I have heard this argument many times before. I have worked for the Yukon government, but no longer. It is a tough gig.
Daniel Pink, an author and motivational speaker/lecturer (see his TED Talks) defines motivation as autonomy, mastery and purpose. When working for the Yukon government I found that autonomy was the first to be taken away from me. Everything had to be decided at higher levels and had to be signed and countersigned in blood before decisions could be made. What I was trained for, what I was hired for, was taken from me.
The second to go was mastery. What Pink refers to here is that you need to be challenged each day in your work in order to get better. With my athletes in cross-country skiing and biathlon I always told them, “If you are not falling (read: failing) you are not trying hard enough.” They improved each day. Mastery was taken from me because each day was like the one before it, and everything became mundane. There was no way I could improve or find meaning in my work by continued employment with the Yukon government.

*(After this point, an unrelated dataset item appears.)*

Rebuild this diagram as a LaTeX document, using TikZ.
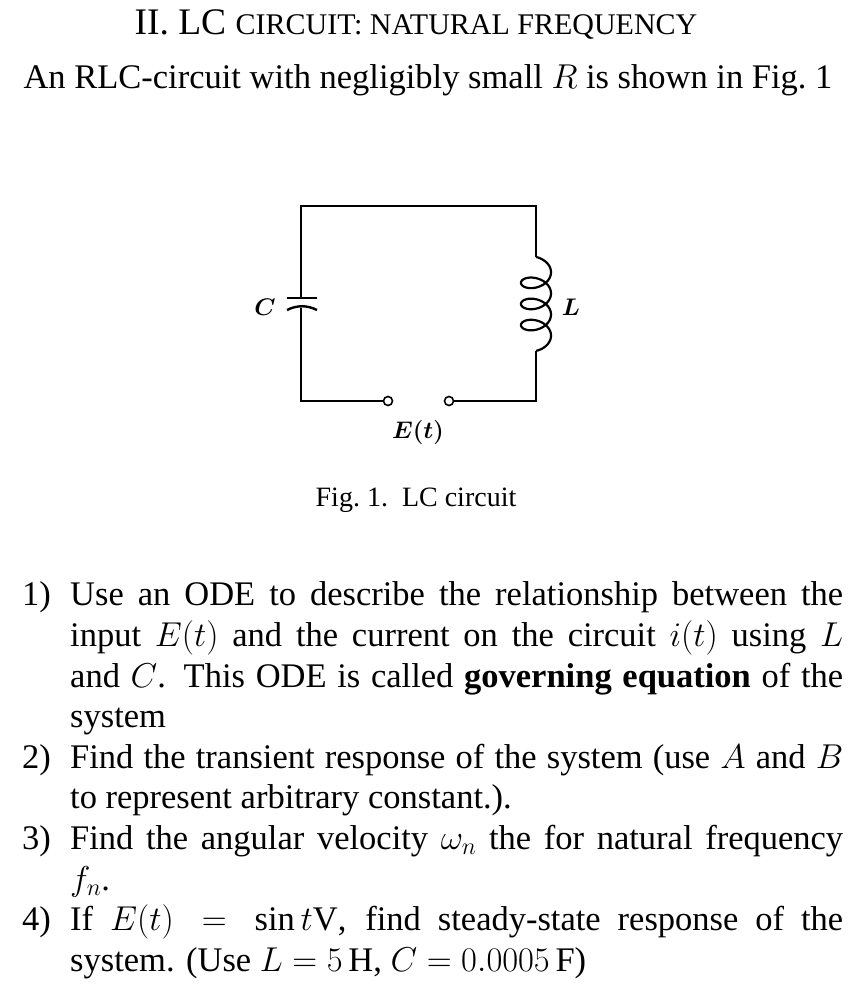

The third to go was purpose. I discovered one day that if I hadn’t shown up for work I don’t think anyone would miss me and nothing would stall. No one would notice. Lack of purpose makes us all automatons.
I am not the only one who could not find meaning and fulfilment under the Yukon government’s tent despite all of the money and benefits. (I actually have made much more money working in the private sector – in fact, I took a cut in pay in order to work for the mother ship.) For nine years and 328 days I was employed by the government, and I couldn’t take a day more.
If you think a government gig is easy, let me tell you it is tough slogging into work to a job that has no future, working for bottom-end management that has no idea how to manage people.
I am no longer a union member, but I know and have seen companies and governments sign contracts that they could not live up to, then complain about the unions. That is irresponsible. It is nothing but bad management looking for a scapegoat.
One point about wages. Government is the one place where the disparity between the highest and the lowest paid is at least reasonable.
I take my hat off to those who are employed by Yukon government. They have an extremely demanding boss: us. Many of them work hard under difficult conditions with great stress. I know many and I couldn’t take it. They are tougher than I am and I suspect, Mr. Carruthers, you too.